2010-05-21_NewBeginnings

Heath Sershen with a new lifelist species, the Greater Redhorse.

Heath Sershen with a new lifelist species, the Greater Redhorse.

I have now been working in Wabasha for about six months.  I started making the commute in November when the water had just began to start to turn over for the winter season.  I drive 30 miles of Highway that runs along the Mississippi River twice a day.

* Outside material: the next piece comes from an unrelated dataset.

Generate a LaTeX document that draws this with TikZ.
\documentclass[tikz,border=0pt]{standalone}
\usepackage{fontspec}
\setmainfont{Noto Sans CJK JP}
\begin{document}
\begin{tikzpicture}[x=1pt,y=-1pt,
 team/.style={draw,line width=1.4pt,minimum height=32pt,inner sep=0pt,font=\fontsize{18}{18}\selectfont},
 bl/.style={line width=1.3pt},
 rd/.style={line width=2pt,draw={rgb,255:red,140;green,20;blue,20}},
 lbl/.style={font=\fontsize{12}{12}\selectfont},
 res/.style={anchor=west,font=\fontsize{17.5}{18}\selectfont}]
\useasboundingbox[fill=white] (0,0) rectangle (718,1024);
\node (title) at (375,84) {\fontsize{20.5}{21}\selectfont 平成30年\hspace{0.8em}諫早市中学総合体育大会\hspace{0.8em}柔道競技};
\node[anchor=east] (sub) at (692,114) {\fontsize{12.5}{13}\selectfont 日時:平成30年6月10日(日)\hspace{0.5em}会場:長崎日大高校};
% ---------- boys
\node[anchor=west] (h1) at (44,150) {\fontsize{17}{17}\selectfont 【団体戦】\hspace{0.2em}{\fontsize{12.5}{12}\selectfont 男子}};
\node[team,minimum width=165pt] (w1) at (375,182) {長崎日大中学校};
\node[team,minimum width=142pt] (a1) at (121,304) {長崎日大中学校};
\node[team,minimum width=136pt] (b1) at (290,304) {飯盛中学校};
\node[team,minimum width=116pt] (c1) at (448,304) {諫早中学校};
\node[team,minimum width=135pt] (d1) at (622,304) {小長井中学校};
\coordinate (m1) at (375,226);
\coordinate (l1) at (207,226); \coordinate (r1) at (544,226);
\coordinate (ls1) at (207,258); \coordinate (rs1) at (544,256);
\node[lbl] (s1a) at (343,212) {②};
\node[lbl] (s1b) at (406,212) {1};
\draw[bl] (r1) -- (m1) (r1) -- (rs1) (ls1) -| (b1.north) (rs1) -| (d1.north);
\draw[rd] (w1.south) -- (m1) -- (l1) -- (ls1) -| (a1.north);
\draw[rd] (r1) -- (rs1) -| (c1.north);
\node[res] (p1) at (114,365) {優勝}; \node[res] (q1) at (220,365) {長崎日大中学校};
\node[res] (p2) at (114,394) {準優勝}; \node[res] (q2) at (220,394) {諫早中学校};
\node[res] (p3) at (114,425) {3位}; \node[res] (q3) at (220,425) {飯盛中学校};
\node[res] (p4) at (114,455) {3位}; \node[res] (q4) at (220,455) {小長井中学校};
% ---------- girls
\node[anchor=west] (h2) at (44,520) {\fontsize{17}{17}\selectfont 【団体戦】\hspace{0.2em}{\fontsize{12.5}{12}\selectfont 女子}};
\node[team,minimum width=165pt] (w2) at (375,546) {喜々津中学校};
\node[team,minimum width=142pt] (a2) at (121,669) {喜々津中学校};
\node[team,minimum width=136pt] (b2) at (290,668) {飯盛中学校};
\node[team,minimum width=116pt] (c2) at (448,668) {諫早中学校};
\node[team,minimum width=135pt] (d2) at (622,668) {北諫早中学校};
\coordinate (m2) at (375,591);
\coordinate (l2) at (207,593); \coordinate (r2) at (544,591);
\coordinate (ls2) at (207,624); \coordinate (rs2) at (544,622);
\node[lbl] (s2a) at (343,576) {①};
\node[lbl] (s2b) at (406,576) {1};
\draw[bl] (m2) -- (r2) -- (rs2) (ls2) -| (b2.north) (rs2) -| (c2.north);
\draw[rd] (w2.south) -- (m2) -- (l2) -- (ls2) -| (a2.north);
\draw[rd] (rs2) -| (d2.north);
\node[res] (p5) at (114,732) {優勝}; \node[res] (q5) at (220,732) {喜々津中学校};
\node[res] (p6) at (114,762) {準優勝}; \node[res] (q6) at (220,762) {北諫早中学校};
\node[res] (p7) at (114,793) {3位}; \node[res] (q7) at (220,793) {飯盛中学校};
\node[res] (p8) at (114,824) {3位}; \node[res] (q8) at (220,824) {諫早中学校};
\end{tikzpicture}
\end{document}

If you are a regular reader of my reports you will know that I have been playing catch-up and have not been writing and posting photographs as often as I once did.  I have many excuses for that.  One could say I have begun to lose the inspiration I was had with fishing exotic Trout species.  During this transitionary time I have been fishing a lot however seeking species that I have never caught before or species that I feel as though I had caught incidentally previously.  Further, I have many species of fish that I need to re-catch in order to document the proof of my catch-and-release quarry.

I have lived in Winona for eight years.  In that time I have spent over 1000 days on designated Trout water honing my ability to use a fly rod, read water, and match the hatch all while developing a mantra that affords me mental health hallmarks.

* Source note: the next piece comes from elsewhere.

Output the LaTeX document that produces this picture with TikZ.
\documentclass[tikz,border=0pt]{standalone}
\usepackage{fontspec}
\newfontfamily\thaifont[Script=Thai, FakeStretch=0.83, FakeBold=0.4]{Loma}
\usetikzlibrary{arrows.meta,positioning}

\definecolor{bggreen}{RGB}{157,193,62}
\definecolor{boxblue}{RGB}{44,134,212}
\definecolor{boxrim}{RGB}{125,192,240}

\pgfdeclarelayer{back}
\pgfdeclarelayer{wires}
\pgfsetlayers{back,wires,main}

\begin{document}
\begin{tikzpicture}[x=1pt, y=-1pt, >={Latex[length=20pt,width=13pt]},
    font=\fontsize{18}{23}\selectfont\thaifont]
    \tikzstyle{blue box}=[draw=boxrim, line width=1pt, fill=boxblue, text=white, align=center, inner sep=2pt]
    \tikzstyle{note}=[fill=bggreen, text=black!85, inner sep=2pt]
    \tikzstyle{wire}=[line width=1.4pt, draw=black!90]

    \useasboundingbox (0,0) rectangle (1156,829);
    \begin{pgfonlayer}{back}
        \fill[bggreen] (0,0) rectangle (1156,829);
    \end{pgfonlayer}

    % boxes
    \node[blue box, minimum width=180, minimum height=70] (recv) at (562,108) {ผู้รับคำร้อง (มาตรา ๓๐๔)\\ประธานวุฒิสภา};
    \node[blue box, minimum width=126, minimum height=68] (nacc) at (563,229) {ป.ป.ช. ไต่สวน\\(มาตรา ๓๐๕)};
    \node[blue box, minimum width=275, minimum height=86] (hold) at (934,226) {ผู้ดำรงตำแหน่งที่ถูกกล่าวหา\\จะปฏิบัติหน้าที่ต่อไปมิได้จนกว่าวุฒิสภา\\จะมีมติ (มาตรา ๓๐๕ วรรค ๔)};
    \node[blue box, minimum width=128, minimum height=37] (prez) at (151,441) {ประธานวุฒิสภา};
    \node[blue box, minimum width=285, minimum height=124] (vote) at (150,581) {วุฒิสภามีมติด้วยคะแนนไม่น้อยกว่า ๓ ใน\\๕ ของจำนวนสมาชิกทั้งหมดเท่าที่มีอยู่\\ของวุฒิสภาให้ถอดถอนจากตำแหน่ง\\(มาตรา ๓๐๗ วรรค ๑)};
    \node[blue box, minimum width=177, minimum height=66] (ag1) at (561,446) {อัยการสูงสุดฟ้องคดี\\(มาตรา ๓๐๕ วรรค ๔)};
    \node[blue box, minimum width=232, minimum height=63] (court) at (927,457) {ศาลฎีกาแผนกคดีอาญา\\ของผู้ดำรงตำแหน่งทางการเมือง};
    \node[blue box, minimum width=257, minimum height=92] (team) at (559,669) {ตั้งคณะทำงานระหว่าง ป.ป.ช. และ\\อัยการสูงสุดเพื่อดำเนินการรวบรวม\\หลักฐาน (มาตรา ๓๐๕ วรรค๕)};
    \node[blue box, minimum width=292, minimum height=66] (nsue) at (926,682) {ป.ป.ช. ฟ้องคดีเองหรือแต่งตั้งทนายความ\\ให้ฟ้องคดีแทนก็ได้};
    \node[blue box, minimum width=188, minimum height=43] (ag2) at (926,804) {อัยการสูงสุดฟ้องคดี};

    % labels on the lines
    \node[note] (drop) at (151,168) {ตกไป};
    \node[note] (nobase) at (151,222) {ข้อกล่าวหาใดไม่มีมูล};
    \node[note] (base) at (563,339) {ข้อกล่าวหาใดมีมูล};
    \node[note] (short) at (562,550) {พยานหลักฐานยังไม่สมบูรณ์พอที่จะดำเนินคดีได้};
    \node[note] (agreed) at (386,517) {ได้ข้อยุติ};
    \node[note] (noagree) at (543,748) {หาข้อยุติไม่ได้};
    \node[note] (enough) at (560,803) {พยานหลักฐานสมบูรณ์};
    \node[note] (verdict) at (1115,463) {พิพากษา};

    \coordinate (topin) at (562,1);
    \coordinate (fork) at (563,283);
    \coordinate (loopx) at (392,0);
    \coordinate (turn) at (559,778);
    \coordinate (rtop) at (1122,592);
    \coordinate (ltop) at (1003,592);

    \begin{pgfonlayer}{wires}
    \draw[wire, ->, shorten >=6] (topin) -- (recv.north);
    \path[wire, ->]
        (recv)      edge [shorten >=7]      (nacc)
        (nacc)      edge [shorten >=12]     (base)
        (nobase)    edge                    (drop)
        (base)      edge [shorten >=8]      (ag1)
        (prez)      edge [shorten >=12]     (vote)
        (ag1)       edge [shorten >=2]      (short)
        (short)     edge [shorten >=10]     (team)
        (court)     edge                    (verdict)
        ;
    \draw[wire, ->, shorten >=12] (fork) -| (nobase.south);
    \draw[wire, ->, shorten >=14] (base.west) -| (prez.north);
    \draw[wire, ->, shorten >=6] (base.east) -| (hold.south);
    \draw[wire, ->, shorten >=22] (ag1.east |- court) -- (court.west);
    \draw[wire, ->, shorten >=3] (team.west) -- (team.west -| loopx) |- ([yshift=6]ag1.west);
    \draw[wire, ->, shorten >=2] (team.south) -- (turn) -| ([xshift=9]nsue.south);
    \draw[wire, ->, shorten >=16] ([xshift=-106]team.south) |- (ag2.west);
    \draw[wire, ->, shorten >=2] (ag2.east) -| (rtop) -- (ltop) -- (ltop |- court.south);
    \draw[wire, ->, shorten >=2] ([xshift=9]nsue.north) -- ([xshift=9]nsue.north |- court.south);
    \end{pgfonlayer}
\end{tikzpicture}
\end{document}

Heath Sershen with a new lifelist species, the Black Redhorse.

Heath Sershen with a new lifelist species, the Black Redhorse.

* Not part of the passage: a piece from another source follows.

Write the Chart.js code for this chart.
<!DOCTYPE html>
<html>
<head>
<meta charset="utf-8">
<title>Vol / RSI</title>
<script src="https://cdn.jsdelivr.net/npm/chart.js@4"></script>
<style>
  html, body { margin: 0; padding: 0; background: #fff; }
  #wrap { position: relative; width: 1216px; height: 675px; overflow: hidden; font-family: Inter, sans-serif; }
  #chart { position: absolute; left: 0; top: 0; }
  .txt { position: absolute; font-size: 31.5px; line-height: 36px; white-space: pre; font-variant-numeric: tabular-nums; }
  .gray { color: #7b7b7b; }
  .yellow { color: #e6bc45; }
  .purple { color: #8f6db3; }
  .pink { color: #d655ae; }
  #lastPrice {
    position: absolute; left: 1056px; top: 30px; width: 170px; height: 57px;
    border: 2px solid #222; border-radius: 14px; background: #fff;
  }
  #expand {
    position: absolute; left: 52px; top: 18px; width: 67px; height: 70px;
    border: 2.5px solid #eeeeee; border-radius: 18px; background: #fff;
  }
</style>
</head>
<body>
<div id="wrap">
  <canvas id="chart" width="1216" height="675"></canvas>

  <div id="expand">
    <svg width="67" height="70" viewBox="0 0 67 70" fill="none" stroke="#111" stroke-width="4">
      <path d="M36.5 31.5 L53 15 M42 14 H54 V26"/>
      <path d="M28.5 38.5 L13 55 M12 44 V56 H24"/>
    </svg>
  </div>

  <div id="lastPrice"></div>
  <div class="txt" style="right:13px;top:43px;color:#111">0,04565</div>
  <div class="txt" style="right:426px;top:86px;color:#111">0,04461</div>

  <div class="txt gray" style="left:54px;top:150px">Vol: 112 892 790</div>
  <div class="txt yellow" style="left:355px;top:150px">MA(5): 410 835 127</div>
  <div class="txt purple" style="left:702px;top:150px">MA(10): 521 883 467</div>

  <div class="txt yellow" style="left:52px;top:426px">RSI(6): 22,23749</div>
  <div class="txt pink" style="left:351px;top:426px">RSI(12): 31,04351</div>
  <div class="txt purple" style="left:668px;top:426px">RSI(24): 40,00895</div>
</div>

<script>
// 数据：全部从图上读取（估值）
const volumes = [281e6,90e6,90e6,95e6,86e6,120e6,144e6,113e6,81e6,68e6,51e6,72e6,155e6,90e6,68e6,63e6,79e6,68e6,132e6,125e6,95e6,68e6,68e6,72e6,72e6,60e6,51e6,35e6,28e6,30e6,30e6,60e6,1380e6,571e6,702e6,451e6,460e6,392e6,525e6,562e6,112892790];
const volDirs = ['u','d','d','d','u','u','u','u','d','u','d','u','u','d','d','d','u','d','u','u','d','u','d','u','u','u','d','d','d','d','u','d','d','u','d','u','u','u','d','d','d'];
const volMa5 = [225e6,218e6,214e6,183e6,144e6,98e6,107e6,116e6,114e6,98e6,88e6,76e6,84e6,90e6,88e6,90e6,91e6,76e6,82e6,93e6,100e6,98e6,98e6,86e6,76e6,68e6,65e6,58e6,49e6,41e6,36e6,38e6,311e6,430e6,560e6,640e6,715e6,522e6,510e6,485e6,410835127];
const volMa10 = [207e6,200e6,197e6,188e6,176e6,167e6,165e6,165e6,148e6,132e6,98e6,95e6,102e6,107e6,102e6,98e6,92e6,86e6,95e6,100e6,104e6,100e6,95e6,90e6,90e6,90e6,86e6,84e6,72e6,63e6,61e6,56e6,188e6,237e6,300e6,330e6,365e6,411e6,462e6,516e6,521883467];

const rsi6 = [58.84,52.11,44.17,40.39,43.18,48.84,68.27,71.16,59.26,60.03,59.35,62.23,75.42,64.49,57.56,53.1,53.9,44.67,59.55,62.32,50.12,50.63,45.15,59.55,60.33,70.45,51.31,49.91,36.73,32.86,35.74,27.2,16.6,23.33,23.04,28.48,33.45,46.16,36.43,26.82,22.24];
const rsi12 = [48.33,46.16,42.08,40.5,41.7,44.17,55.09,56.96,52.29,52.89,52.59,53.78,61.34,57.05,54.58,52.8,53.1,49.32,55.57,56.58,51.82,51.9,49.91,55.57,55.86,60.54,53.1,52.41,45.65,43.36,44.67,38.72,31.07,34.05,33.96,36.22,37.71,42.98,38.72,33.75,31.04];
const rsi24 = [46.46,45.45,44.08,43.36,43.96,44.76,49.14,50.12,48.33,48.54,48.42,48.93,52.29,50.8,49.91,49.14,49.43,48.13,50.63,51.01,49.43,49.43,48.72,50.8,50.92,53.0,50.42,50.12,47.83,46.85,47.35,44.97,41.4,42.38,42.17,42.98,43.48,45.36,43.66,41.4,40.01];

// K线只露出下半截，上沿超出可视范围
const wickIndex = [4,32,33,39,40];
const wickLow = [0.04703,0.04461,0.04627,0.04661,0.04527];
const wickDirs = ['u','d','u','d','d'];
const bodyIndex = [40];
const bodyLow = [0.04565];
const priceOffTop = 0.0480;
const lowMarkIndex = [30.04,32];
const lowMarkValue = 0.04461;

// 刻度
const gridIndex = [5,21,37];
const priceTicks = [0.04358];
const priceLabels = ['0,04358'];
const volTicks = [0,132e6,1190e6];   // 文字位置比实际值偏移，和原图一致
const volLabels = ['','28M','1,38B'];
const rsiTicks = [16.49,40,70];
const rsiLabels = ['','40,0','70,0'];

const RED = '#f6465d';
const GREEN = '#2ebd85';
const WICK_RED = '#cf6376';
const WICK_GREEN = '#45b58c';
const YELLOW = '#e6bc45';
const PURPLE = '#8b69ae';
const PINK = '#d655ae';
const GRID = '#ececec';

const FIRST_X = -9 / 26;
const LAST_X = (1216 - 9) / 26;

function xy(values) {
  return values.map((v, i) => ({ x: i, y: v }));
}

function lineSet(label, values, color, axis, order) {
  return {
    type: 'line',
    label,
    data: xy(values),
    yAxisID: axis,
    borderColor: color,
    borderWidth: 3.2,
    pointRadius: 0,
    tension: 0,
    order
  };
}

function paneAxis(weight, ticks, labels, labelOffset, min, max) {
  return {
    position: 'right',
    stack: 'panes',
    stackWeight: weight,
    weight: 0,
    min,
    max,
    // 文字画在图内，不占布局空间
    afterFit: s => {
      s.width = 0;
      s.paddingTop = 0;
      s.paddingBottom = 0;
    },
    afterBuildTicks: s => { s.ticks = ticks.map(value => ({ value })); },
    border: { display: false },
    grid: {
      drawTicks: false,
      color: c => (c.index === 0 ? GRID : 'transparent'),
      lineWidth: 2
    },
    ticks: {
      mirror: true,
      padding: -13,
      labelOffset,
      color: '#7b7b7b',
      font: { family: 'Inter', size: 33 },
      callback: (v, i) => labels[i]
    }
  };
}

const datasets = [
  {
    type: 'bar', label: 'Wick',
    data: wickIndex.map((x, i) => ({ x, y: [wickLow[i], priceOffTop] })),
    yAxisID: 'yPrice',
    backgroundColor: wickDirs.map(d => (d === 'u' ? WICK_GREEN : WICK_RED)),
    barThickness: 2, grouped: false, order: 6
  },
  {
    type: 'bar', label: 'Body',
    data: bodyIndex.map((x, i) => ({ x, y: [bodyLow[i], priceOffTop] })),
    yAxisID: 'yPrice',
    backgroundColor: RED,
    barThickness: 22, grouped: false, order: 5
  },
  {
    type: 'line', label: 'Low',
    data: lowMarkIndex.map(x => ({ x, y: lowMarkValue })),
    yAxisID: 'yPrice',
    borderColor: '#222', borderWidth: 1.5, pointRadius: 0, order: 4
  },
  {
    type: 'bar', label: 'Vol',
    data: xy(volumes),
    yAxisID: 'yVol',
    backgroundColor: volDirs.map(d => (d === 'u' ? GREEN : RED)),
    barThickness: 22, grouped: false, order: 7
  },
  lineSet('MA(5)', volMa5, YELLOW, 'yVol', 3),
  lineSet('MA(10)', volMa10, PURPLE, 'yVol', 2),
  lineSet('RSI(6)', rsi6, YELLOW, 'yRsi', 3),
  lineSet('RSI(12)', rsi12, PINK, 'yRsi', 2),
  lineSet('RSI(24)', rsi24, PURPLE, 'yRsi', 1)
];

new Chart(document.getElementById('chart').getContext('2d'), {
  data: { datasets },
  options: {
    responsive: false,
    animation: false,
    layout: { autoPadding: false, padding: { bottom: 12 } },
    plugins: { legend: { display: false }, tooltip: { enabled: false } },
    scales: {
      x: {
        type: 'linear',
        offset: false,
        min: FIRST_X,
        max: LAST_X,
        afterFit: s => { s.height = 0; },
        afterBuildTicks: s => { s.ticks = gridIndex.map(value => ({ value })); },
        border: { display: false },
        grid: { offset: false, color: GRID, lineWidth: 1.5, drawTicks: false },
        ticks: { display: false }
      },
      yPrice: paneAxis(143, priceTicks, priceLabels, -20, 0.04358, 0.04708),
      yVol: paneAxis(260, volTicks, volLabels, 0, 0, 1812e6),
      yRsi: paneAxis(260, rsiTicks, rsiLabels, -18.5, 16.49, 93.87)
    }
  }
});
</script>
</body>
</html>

This season I intend to concentrate on the big river that flows through my back yard.  The same one that I drive 60 miles of each day.  The same big river that splits this country in two.  The same big river that holds fish over 75-pounds.  The same big river that is home to about 100 species of fish.  I have heard you calling my name for nearly a decade now Mississippi River and now I feel apt enough to forbode the training grounds of the feeder creeks and rivers that contribute to your greatness.

I have started this season with many great experiences; mayfly hatches in February, i have caught, handled, and released two species of fish that were previously unfamiliar to me, the Black Redhorse and the Greater Redhorse, and have caught numerous Bowfin on a fly.

Thank you again for visiting and here’s to another season on the water!

A sight fished male Bowfin that took a fly.

A sight fished male Bowfin that took a fly.